Ottenere tutte le locations, che nel film sembreranno un continuum, ma che sono invece tantissime e sottoposte ad un nugolo di enti responsabili e di vincoli, ha richiesto un lavoro lunghissimo e solo la stretta collaborazione delle istituzioni ci ha fatto superare alcuni ostacoli di natura autorizzativa, inerenti le riprese in catacombe, nelle cripte e all’interno di cunicoli ancora da esplorare completamente. Tra i siti interessati dalle riprese, vi sono luoghi che attraversano tutta la storia dell’umanità. Tale ricchezza visiva conferisce al film un carattere unico lo rende un prodotto che può avere un appeal molto alto, se si tiene conto delle risorse finanziarie investite. Sin dal principio si è deciso di realizzare una coproduzione in europa e, seguendo la scelta del regista, orientata alla musica elettronica, si é stretto un accordo di collaborazione con la THINK MGMT (THIS AND THAT), società di Barcellona, impegnata nella produzione di musica elettronica, che realizza eventi a livello internazionale.

La Film Commission della Regione Campania e la consulenza di tutti gli enti preposti e degli esperti speleologi e dell’Università Federico II, ci hanno aiutato a coordinare le difficilissime ed estenuanti riprese. Come largamente riportato dalla stampa e dal web, si è trattato di un’impresa peculiare nella realizzazione, tanto che le immagini della gru che cala una barca sotto Piazza del Plebiscito sono state pubblicate da siti asiatici e dal NYT. Del grande lavoro necessario, sono eloquente testimonianza le immagini del making of.

Le location incantevoli e simboliche

I sotterranei di Napoli, la cosiddetta NAPOLI SOTTERRANEA, sono un patrimonio di inestimabile valore per tutta l’umanità. Un territorio geografico, che si estende al di sotto dell’area urbana, ma anche, e soprattutto, culturale, che qualifica storicamente il tessuto topografico e spaziale dell’intero capoluogo campano. Un “mondo”, lo si potrebbe definire, che spazia dai primi insediamenti di epoca pre-greca ai rifugi della seconda guerra mondiale, scavato e plasmato dall’uomo nei secoli. Un luogo ad alta densità di informazione per chi vuole capire e conoscere la “Napoli Millenaria”. Da queste considerazioni è nato il progetto di un film altamente popolare come BLACK PARTHENOPE, che mutua i propri stilemi soprattutto dal genere thriller e da quello horror, rivolto a un grande pubblico internazionale di appassionati.

L’intento è quello di fornire, attraverso la chiave dell’intrattenimento, una visione originale, ma allo stesso tempo completa, della Napoli Sotterranea che ancora oggi incanta migliaia di visitatori della città.
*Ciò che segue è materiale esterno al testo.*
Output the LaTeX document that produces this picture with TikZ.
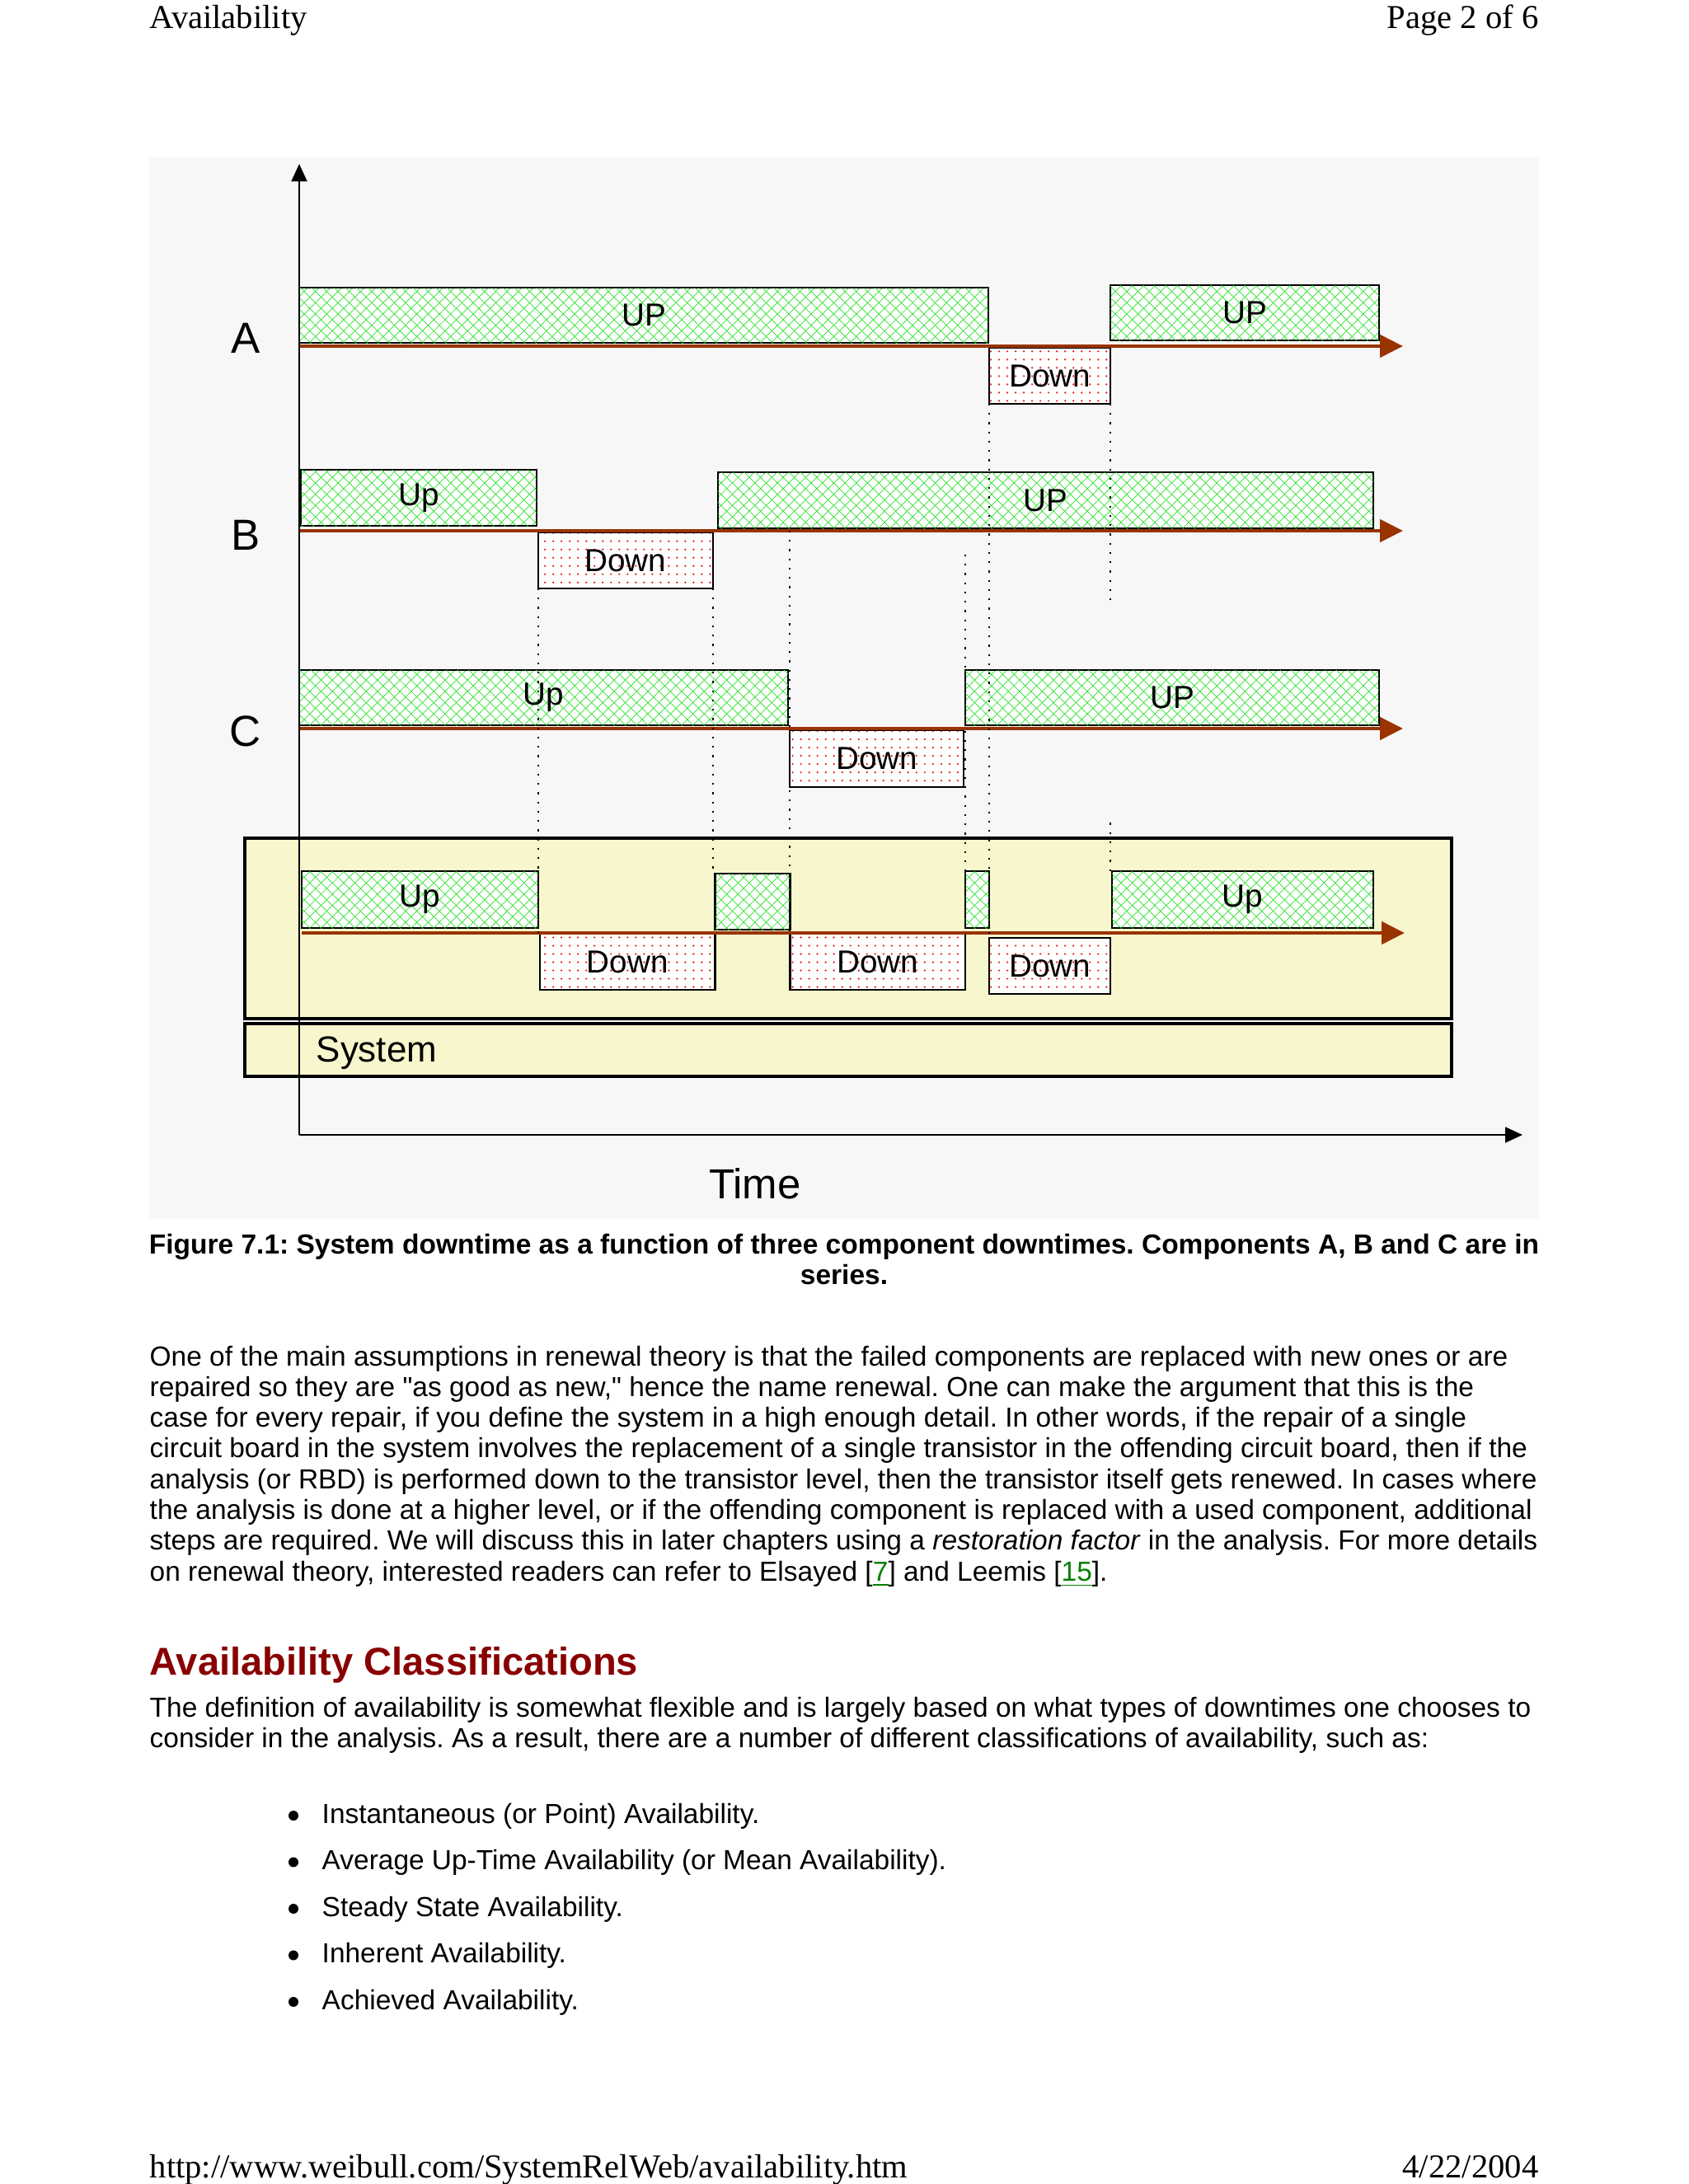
\documentclass[tikz,border=0pt]{standalone}
\usepackage{fontspec}
\setmainfont{Liberation Sans}
\newfontfamily\serifhead{Liberation Serif}
\usetikzlibrary{arrows.meta,patterns,patterns.meta,positioning}

\definecolor{figbg}{RGB}{247,247,247}
\definecolor{sysyellow}{RGB}{247,246,204}
\definecolor{axisbrown}{RGB}{153,51,0}
\definecolor{hatchgreen}{RGB}{40,225,40}
\definecolor{dotred}{RGB}{235,20,20}
\definecolor{headred}{RGB}{136,0,0}
\definecolor{linkgreen}{RGB}{0,128,0}

\tikzset{
  upbox/.style={draw=black,line width=0.7pt,inner sep=0pt,outer sep=0pt,preaction={fill=white},
    pattern={Lines[angle=45,distance=2.75pt,line width=0.2pt]},pattern color=hatchgreen,
    postaction={pattern={Lines[angle=-45,distance=2.75pt,line width=0.2pt]},pattern color=hatchgreen},
    font=\fontsize{11}{13}\selectfont},
  downbox/.style={draw=black,line width=0.7pt,inner sep=0pt,outer sep=0pt,preaction={fill=white},
    pattern={Dots[distance=2.85pt,radius=0.35pt]},pattern color=dotred,font=\fontsize{11}{13}\selectfont},
  sysbox/.style={draw=black,line width=0.9pt,fill=sysyellow,inner sep=0pt},
  timeline/.style={draw=axisbrown,line width=1.4pt,-{Triangle[length=0.28cm,width=0.27cm]}},
  axisline/.style={draw=black,line width=0.5pt,-{Triangle[length=0.21cm,width=0.19cm]}},
  vdot/.style={draw=black,line width=0.6pt,dash pattern=on 0.6pt off 2.6pt},
  rowlabel/.style={font=\fontsize{15}{17}\selectfont},
  bodytext/.style={anchor=base west,font=\fontsize{9.52}{11}\selectfont},
  pagetext/.style={font=\serifhead\fontsize{11.55}{13}\selectfont},
}

\begin{document}
\frenchspacing
\begin{tikzpicture}[x=1cm,y=-1cm,inner sep=0pt]
\useasboundingbox (0,0) rectangle (20.48,26.5);
\fill[white] (0,0) rectangle (20.48,26.5);
\fill[figbg] (1.81,1.91) rectangle (18.67,14.79);

\node[pagetext,anchor=base west] (hdrLeft) at (1.81,0.35) {Availability};
\node[pagetext,anchor=base east] (hdrRight) at (18.67,0.35) {Page 2 of 6};

\node[sysbox,minimum width=14.64cm,minimum height=2.19cm] (sysPanel) at (10.29,11.265) {};
\node[sysbox,minimum width=14.64cm,minimum height=0.64cm] (sysBar) at (10.29,12.74) {};
\node[anchor=base west,font=\fontsize{12.5}{14}\selectfont] (sysLabel) at (3.83,12.88) {System};

\node[rowlabel] (labA) at (2.98,4.10) {A};
\node[rowlabel] (labB) at (2.98,6.49) {B};
\node[rowlabel] (labC) at (2.98,8.87) {C};

\node[upbox,minimum width=8.36cm,minimum height=0.67cm] (aUp1) at (7.81,3.825) {UP};
\node[downbox,minimum width=1.47cm,minimum height=0.68cm] (aDown) at (12.735,4.56) {Down};
\node[upbox,minimum width=3.26cm,minimum height=0.67cm] (aUp2) at (15.10,3.795) {UP};

\node[upbox,minimum width=2.86cm,minimum height=0.68cm] (bUp1) at (5.08,6.04) {Up};
\node[downbox,minimum width=2.12cm,minimum height=0.68cm] (bDown) at (7.59,6.80) {Down};
\node[upbox,minimum width=7.95cm,minimum height=0.68cm] (bUp2) at (12.685,6.07) {UP};

\node[upbox,minimum width=5.93cm,minimum height=0.67cm] (cUp1) at (6.595,8.465) {Up};
\node[downbox,minimum width=2.11cm,minimum height=0.69cm] (cDown) at (10.635,9.205) {Down};
\node[upbox,minimum width=5.02cm,minimum height=0.67cm] (cUp2) at (14.22,8.465) {UP};

\node[upbox,minimum width=2.87cm,minimum height=0.69cm] (sUp1) at (5.095,10.915) {Up};
\node[downbox,minimum width=2.125cm,minimum height=0.68cm] (sDown1) at (7.6125,11.67) {Down};
\node[upbox,minimum width=0.91cm,minimum height=0.68cm] (sUp2) at (9.13,10.94) {};
\node[downbox,minimum width=2.125cm,minimum height=0.68cm] (sDown2) at (10.6475,11.67) {Down};
\node[upbox,minimum width=0.29cm,minimum height=0.69cm] (sUp3) at (11.855,10.915) {};
\node[downbox,minimum width=1.47cm,minimum height=0.68cm] (sDown3) at (12.735,11.72) {Down};
\node[upbox,minimum width=3.17cm,minimum height=0.69cm] (sUp4) at (15.075,10.915) {Up};

\coordinate (aStart) at (3.63,4.20); \coordinate (aEnd) at (17.02,4.20);
\coordinate (bStart) at (3.63,6.44); \coordinate (bEnd) at (17.02,6.44);
\coordinate (cStart) at (3.63,8.84); \coordinate (cEnd) at (17.02,8.84);
\coordinate (sStart) at (3.66,11.32); \coordinate (sEnd) at (17.04,11.32);
\draw[timeline] (aStart)--(aEnd); \draw[timeline] (bStart)--(bEnd);
\draw[timeline] (cStart)--(cEnd); \draw[timeline] (sStart)--(sEnd);

\draw[vdot] (bDown.south west)--(bDown.south west |- sDown1.north);
\draw[vdot] (bDown.south east)--(bDown.south east |- sUp2.north);
\draw[vdot] (cDown.north west |- bStart)--(cDown.north west |- sDown2.north);
\draw[vdot] (cUp2.north west) ++(0,-1.40)--(cUp2.north west |- sDown2.north);
\draw[vdot] (aDown.south west)--(aDown.south west |- sDown3.north);
\draw[vdot] (aDown.south east)--++(0,2.40);
\draw[vdot] (aDown.south east |- sysPanel.north)++(0,-0.17)--(aDown.south east |- sUp4.north);

\coordinate (origin) at (3.63,13.77);
\coordinate (yTop) at (3.63,1.99);
\coordinate (xEnd) at (18.47,13.77);
\draw[axisline] (origin)--(yTop); \draw[axisline] (origin)--(xEnd);
\node[font=\fontsize{14.5}{16}\selectfont] (timeLabel) at (9.16,14.36) {Time};

\node[anchor=base,font=\bfseries\fontsize{9.53}{11}\selectfont] (cap1) at (10.24,15.21) {Figure 7.1: System downtime as a function of three component downtimes. Components A, B and C are in};
\node[anchor=base,font=\bfseries\fontsize{9.53}{11}\selectfont] (cap2) at (10.24,15.58) {series.};

\foreach \txt [count=\i] in {
  {One of the main assumptions in renewal theory is that the failed components are replaced with new ones or are},
  {repaired so they are \textquotedbl as good as new,\textquotedbl{} hence the name renewal. One can make the argument that this is the},
  {case for every repair, if you define the system in a high enough detail. In other words, if the repair of a single},
  {circuit board in the system involves the replacement of a single transistor in the offending circuit board, then if the},
  {analysis (or RBD) is performed down to the transistor level, then the transistor itself gets renewed. In cases where},
  {the analysis is done at a higher level, or if the offending component is replaced with a used component, additional},
  {steps are required. We will discuss this in later chapters using a \textit{restoration factor} in the analysis. For more details},
  {on renewal theory, interested readers can refer to Elsayed [\textcolor{linkgreen}{\underline{7}}] and Leemis [\textcolor{linkgreen}{\underline{15}}].}}
  \node[bodytext] (renewal\i) at (1.81,{16.57+0.373*(\i-1)}) {\txt};

\node[anchor=base west,font=\bfseries\fontsize{13.4}{15}\selectfont,text=headred] (classHead) at (1.81,20.32) {Availability Classifications};

\foreach \txt [count=\i] in {
  {The definition of availability is somewhat flexible and is largely based on what types of downtimes one chooses to},
  {consider in the analysis. As a result, there are a number of different classifications of availability, such as:}}
  \node[bodytext] (classDef\i) at (1.81,{20.83+0.373*(\i-1)}) {\txt};

\foreach \txt [count=\i] in {
  {Instantaneous (or Point) Availability.},
  {Average Up-Time Availability (or Mean Availability).},
  {Steady State Availability.},
  {Inherent Availability.},
  {Achieved Availability.}} {
  \node[circle,fill=black,minimum size=0.12cm] (bullet\i) at (3.56,{22.03+0.565*(\i-1)}) {};
  \node[bodytext] (item\i) at (3.90,{22.12+0.565*(\i-1)}) {\txt};
}

\node[pagetext,anchor=base west] (ftrLeft) at (1.81,26.42) {http://www.weibull.com/SystemRelWeb/availability.htm};
\node[pagetext,anchor=base east] (ftrRight) at (18.67,26.42) {4/22/2004};
\end{tikzpicture}
\end{document}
Lo spunto della narrazione, nasce proprio dal desiderio di riscoprire la grande memoria popolare di quell’area geografica, grazie alle leggende che sono sorte in quel contesto. Prima fra tutte la mitica storia del Monaciello.

Con un taglio veloce e impattante, attraverso immagini eloquenti che parlino anche ai più giovani, BLACK PARTHENOPE vuole essere un film adatto ad un’ampia diffusione, lavorando sulla consolidata reputazione di Napoli come città d’arte e sulle sue tradizioni culturali, che cominciano a diffondersi nuovamente nel mondo dei viaggiatori, dopo i fasti del «Gran Tour» di storica memoria. Tra i luoghi interessati dalle riprese: la città greca, il teatro romano di Nerone, l’acquedotto millenario, con le gigantesche cisterne e pozzi, le necropoli paleolitiche e greche, le testimonianze angioine e spagnole, i tunnel militari borbonici, il fiume sotterraneo, le cave di tufo, i rifugi della seconda guerra mondiale. Il tutto con una mole di reperti provenienti da tutte le epoche.